Professional Installation vs. DIY Costs
Opting for professional installation introduces a labor cost but ensures the complex wiring and high-current connections are executed correctly, which is paramount for safety and battery longevity. Labor fees for a professional mechanic or golf cart dealer typically range from $75 to $500, depending on the location, the complexity of the cart model, and the shop’s hourly rate. This fee covers the technician’s time, which is usually a few hours, for the safe removal of the old, heavy battery set, cleaning the battery tray, and installing and correctly wiring the new pack. Professional installation is particularly advisable when upgrading from a lead-acid system to a lithium-ion setup, as the conversion often requires modifications to the cart’s charging system or controller to ensure compatibility and proper function.
The Do-It-Yourself (DIY) route removes the labor fee, potentially saving the owner $100 to $300, but it transfers the entire responsibility and risk to the cart owner. A successful DIY replacement requires a proper socket set, a terminal puller, and an understanding of series wiring to avoid short circuits and personal injury. Handling lead-acid batteries demands adherence to strict safety protocols, including wearing gloves and eye protection, due to the presence of corrosive sulfuric acid. The time investment for a first-time DIY replacement can be substantial, and any wiring error can lead to immediate battery damage or void the manufacturer’s warranty.

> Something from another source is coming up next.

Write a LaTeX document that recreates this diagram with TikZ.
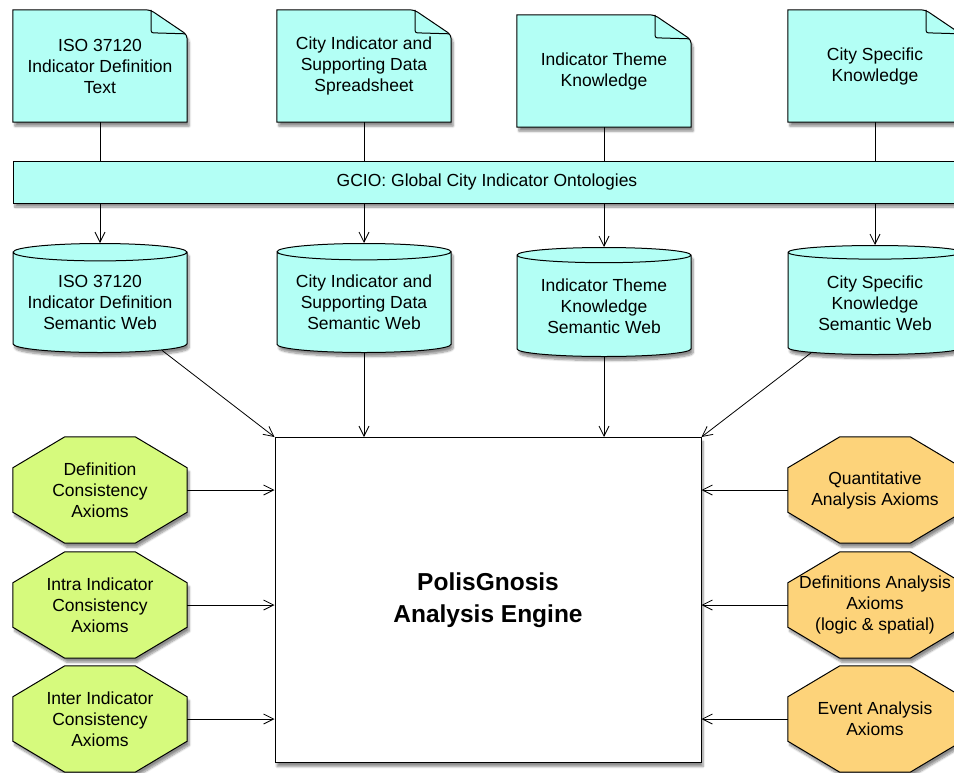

Hidden and Ancillary Expenses
Replacement costs often extend beyond the battery set and installation labor, encompassing several smaller, often overlooked expenses. One mandatory cost associated with lead-acid battery replacement is the environmental disposal fee, as these batteries contain hazardous materials that cannot be simply discarded. This fee generally runs between $10 and $30 per battery, meaning a six-battery set can add up to $180 to the final bill, though some retailers offer a core exchange discount.
The condition of the existing battery cables and connectors must also be assessed, especially in older carts where corrosion is common due to acid fumes from FLA batteries. Replacing a full set of corroded battery cables or upgrading to thicker gauge cables for better performance can add another layer of expense to the project. Perhaps the most significant ancillary cost arises when switching to lithium-ion technology, which necessitates the purchase of a compatible lithium-specific charger. The complex Battery Management System (BMS) within a LiFePO4 battery requires a specific charging profile, making the old lead-acid charger incompatible, and a new lithium charger typically adds $200 to $600 to the total conversion budget.